The comparison shows that RS-FISH is on par with currently available spot detection tools in localization performance (**Fig. 2a-c, Supplement**) while running 3.8x – 7.1x times faster (**Fig. 2d, Supplement**). Additionally, RS-FISH is currently the only available tool that can be directly applied to large images, which we highlight using a 148 GB lightsheet image stack13 (**Fig. 1h, Supplementary Video 1, Supplement)**. The image size of the lightsheet stack is 7190x7144x1550 pixels, and the block size used for detection was 256x256x128 pixels. The detection of spots using RS-FISH took 3263 sec (~32 CPU hours) for the entire image on a 36 CPU workstation with 2x Intel Xeon Gold 5220 [email protected]. The runtime cannot be directly compared to the custom extension of AIRLOCALIZE that was developed for the same project as it is written to specifically run only on the Janelia cluster.
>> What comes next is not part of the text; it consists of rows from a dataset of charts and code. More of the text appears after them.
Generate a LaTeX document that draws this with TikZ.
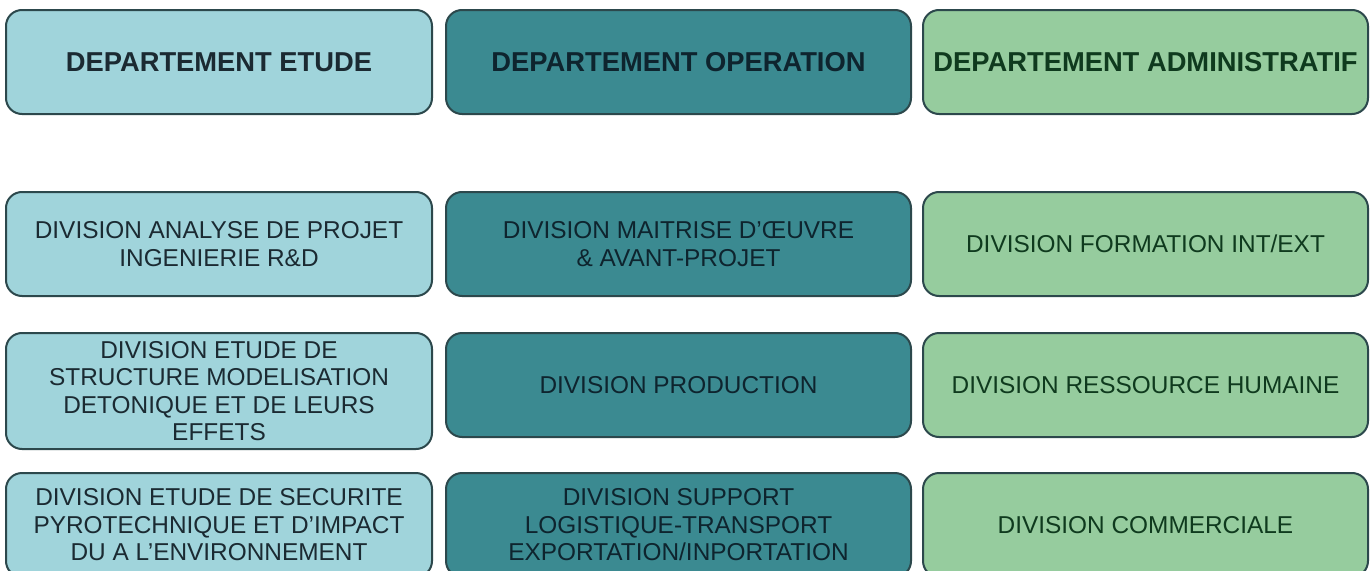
\documentclass[tikz,border=0pt]{standalone}
\usepackage{fontspec}
\setmainfont{Liberation Sans}
\usepackage{tikz}

\definecolor{etudefill}{RGB}{160,212,219}
\definecolor{operfill}{RGB}{59,138,145}
\definecolor{adminfill}{RGB}{150,204,158}
\definecolor{boxline}{RGB}{44,72,76}
\definecolor{etudetext}{RGB}{27,42,50}
\definecolor{opertext}{RGB}{14,36,46}
\definecolor{admintext}{RGB}{15,58,30}

\tikzset{
  unitbox/.style={draw=boxline, line width=1.5pt, rounded corners=12pt, align=center, inner sep=0pt, minimum height=78pt},
  etude/.style={unitbox, fill=etudefill, text=etudetext, minimum width=319.5pt},
  oper/.style={unitbox, fill=operfill, text=opertext, minimum width=348.75pt},
  admin/.style={unitbox, fill=adminfill, text=admintext, minimum width=333.75pt},
  depfont/.style={font=\fontsize{20.5}{24}\selectfont\bfseries},
  divfont/.style={font=\fontsize{18.3}{20.6}\selectfont}
}

\begin{document}
\begin{tikzpicture}[x=0.75pt,y=0.75pt,yscale=-1,xscale=1]
\clip (0,0) rectangle (1372,571);
\fill[white] (0,0) rectangle (1372,571);

%Departements
\node [etude,depfont] (depEtude) at (219,62) {DEPARTEMENT ETUDE};
\node [oper,depfont] (depOper) at (678.5,62) {DEPARTEMENT OPERATION};
\node [admin,depfont] (depAdmin) at (1145.5,62) {DEPARTEMENT ADMINISTRATIF};

%Divisions etude
\node [etude,divfont] (divAnalyse) at (219,244) {DIVISION ANALYSE DE PROJET\\INGENIERIE R\&D};
\node [etude,divfont,minimum height=87pt] (divStructure) at (219,391) {DIVISION ETUDE DE\\STRUCTURE MODELISATION\\DETONIQUE ET DE LEURS\\EFFETS};
\node [etude,divfont] (divSecurite) at (219,525) {DIVISION ETUDE DE SECURITE\\PYROTECHNIQUE ET D'IMPACT\\DU A L'ENVIRONNEMENT};

%Divisions operation
\node [oper,divfont] (divMaitrise) at (678.5,244) {DIVISION MAITRISE D'ŒUVRE\\\& AVANT-PROJET};
\node [oper,divfont] (divProduction) at (678.5,385) {DIVISION PRODUCTION};
\node [oper,divfont] (divSupport) at (678.5,525) {DIVISION SUPPORT\\LOGISTIQUE-TRANSPORT\\EXPORTATION/INPORTATION};

%Divisions administratif
\node [admin,divfont] (divFormation) at (1145.5,244) {DIVISION FORMATION INT/EXT};
\node [admin,divfont] (divRessource) at (1145.5,385) {DIVISION RESSOURCE HUMAINE};
\node [admin,divfont] (divCommerciale) at (1145.5,525) {DIVISION COMMERCIALE};

\end{tikzpicture}
\end{document}
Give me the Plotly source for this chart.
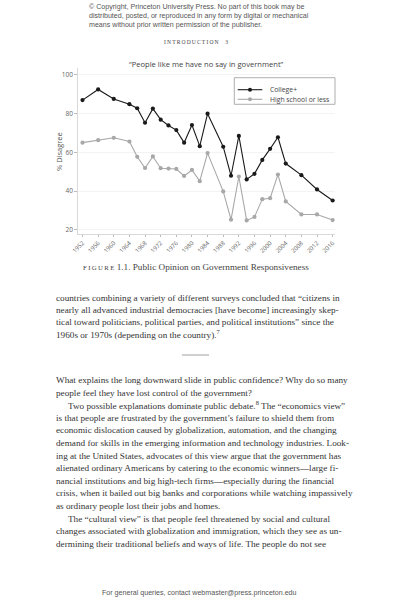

The compute time of 156 CPU hours was extracted from the cluster logs of the submission scripts and was executed on a mix of Intel SkyLake (Platinum 8168) @2.7GHz and Intel Cascade Lake (Gold 6248R) @3.0Ghz CPUs. The overall speed increase of ~5x generally agrees with our measurements in **Fig. 2d** and the performance of a mix of these CPUs is comparable to the workstation CPUs (according to https://www.cpubenchmark.net). Importantly, RS-FISH runs on such volumes natively and can easily be executed on a cluster or in the cloud, thus easily scales to significantly larger datasets. At the same time, the AIRLOCALIZE implementation is limited to the Janelia cluster, but could be extended to other LSF clusters that support job submission.

Benchmarking analysis details are in the **Supplemental Material**, and all scripts and complete documentation are in the RS-FISH GitHub repository.